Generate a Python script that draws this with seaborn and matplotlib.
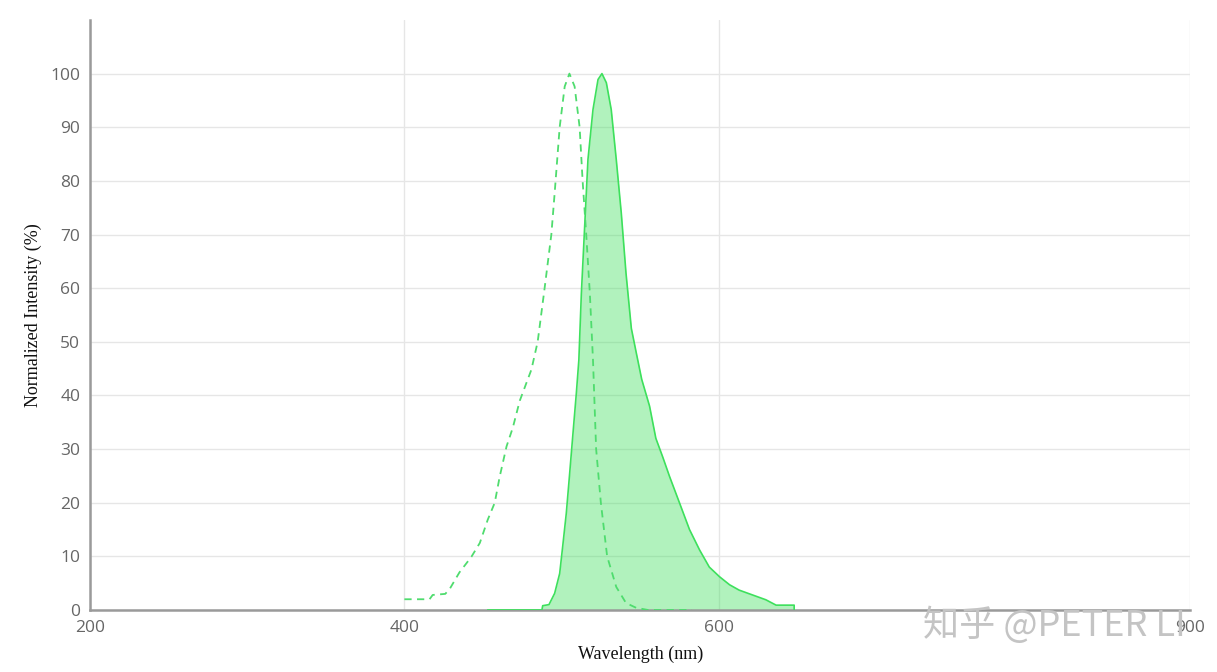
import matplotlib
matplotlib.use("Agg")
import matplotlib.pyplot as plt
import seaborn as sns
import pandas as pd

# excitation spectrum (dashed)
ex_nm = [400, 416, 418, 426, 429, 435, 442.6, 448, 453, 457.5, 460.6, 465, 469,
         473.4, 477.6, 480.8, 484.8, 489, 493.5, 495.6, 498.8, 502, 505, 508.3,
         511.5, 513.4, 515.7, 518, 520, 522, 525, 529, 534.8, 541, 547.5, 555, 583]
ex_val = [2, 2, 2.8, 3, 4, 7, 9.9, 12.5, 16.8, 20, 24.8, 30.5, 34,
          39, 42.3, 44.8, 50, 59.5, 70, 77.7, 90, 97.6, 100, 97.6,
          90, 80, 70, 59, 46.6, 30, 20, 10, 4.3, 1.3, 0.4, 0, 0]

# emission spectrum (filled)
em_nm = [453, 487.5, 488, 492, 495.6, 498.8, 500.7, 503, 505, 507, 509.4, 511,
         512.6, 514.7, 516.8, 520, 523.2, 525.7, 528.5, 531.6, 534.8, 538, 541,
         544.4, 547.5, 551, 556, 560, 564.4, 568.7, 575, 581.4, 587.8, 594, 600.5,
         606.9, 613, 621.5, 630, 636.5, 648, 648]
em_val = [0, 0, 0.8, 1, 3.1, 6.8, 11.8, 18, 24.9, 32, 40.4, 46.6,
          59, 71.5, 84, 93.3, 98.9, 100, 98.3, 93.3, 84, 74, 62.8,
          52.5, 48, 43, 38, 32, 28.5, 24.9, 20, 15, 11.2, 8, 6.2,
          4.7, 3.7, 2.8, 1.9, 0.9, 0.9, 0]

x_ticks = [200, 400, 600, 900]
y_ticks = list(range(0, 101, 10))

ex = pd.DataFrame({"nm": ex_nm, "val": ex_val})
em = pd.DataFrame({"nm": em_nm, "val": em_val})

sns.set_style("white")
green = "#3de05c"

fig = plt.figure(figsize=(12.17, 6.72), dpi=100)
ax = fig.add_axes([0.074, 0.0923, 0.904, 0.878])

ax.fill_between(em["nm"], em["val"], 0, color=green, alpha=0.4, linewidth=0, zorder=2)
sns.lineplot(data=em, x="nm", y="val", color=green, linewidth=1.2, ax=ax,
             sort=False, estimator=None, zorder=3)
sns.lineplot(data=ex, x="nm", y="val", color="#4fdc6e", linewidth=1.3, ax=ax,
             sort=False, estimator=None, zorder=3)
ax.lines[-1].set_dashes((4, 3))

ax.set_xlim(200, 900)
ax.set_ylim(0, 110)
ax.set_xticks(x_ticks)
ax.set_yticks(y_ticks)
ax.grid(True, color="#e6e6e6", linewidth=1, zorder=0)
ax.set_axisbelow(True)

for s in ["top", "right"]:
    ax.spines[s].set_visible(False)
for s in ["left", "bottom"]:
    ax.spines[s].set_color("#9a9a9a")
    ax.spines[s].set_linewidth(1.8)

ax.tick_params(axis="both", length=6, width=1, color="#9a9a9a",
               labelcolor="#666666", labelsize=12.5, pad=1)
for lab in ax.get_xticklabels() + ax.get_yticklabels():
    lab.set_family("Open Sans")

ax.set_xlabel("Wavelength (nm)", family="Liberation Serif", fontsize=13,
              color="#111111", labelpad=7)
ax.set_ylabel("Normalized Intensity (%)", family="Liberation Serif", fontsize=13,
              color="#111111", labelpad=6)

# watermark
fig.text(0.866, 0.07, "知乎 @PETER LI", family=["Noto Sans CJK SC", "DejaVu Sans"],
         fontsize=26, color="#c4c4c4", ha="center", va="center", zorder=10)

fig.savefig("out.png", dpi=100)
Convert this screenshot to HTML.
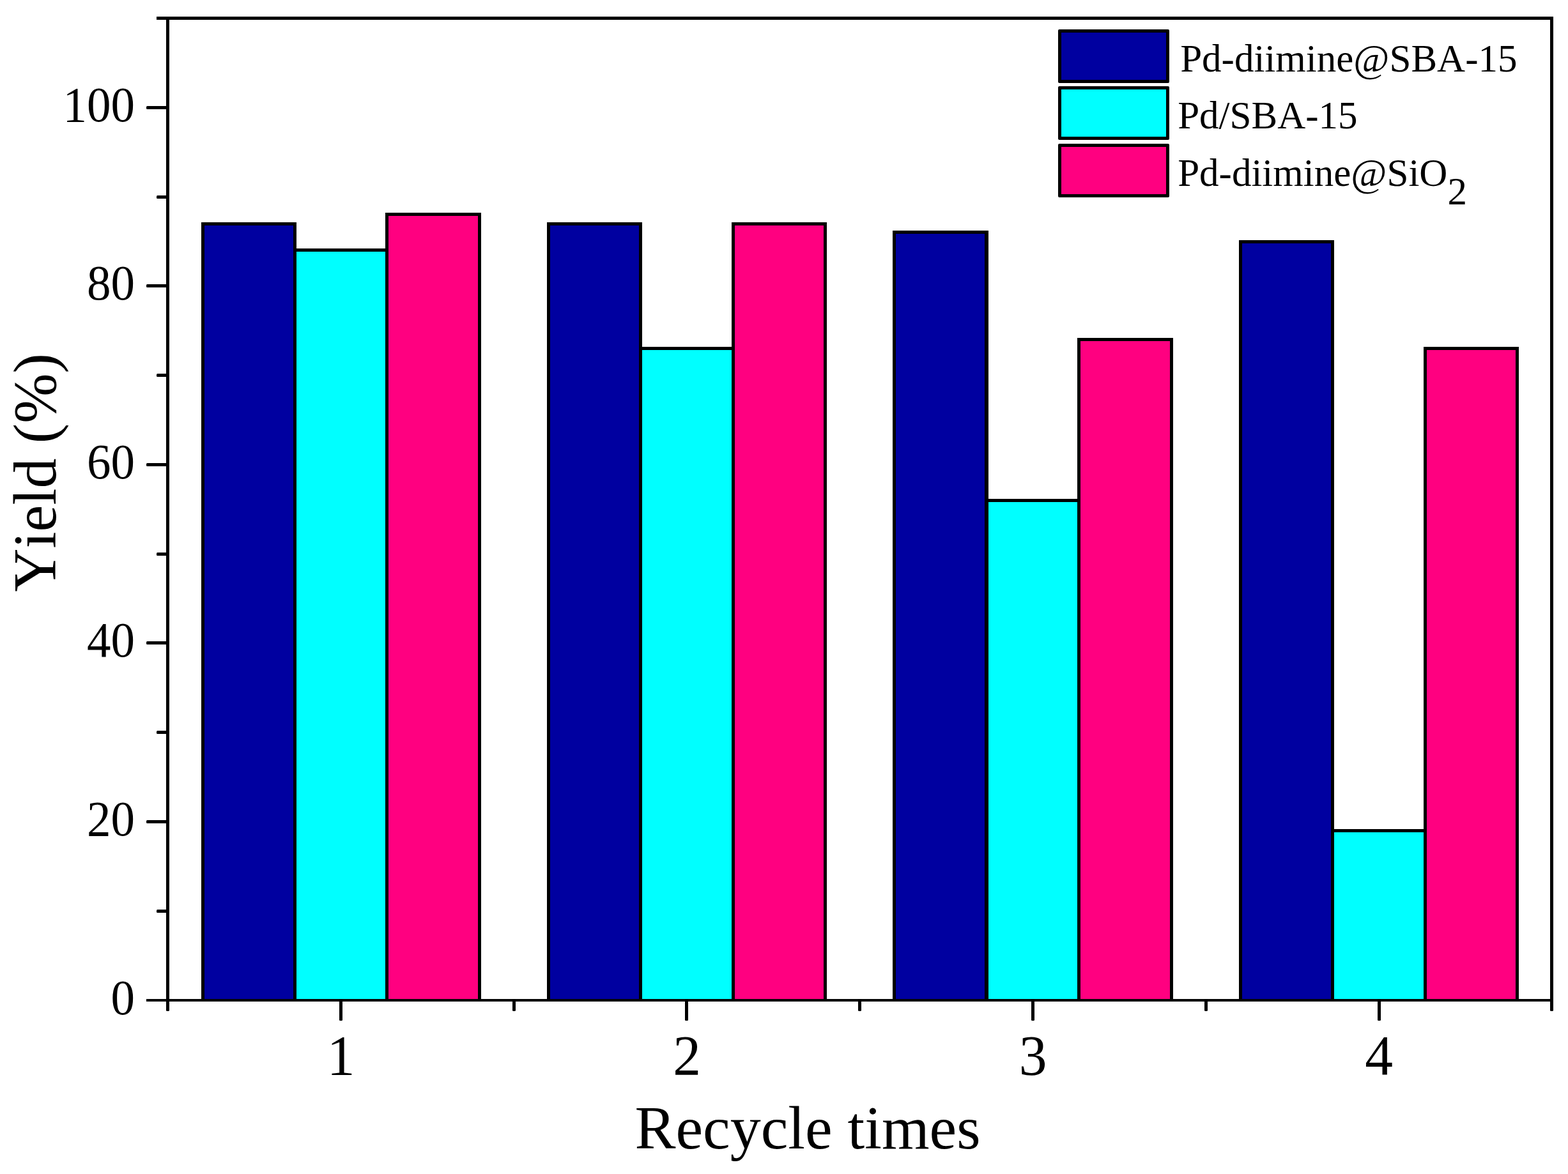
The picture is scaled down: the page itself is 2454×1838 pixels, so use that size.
════════
**Exercise task:** Write out, word for word, the lines from the start of the data through the one holding "1.3, 0.4, 0, 0]". Omit pictures.

**Full solution:**
Generate a Python script that draws this with seaborn and matplotlib.
import matplotlib
matplotlib.use("Agg")
import matplotlib.pyplot as plt
import seaborn as sns
import pandas as pd

# excitation spectrum (dashed)
ex_nm = [400, 416, 418, 426, 429, 435, 442.6, 448, 453, 457.5, 460.6, 465, 469,
         473.4, 477.6, 480.8, 484.8, 489, 493.5, 495.6, 498.8, 502, 505, 508.3,
         511.5, 513.4, 515.7, 518, 520, 522, 525, 529, 534.8, 541, 547.5, 555, 583]
ex_val = [2, 2, 2.8, 3, 4, 7, 9.9, 12.5, 16.8, 20, 24.8, 30.5, 34,
          39, 42.3, 44.8, 50, 59.5, 70, 77.7, 90, 97.6, 100, 97.6,
          90, 80, 70, 59, 46.6, 30, 20, 10, 4.3, 1.3, 0.4, 0, 0]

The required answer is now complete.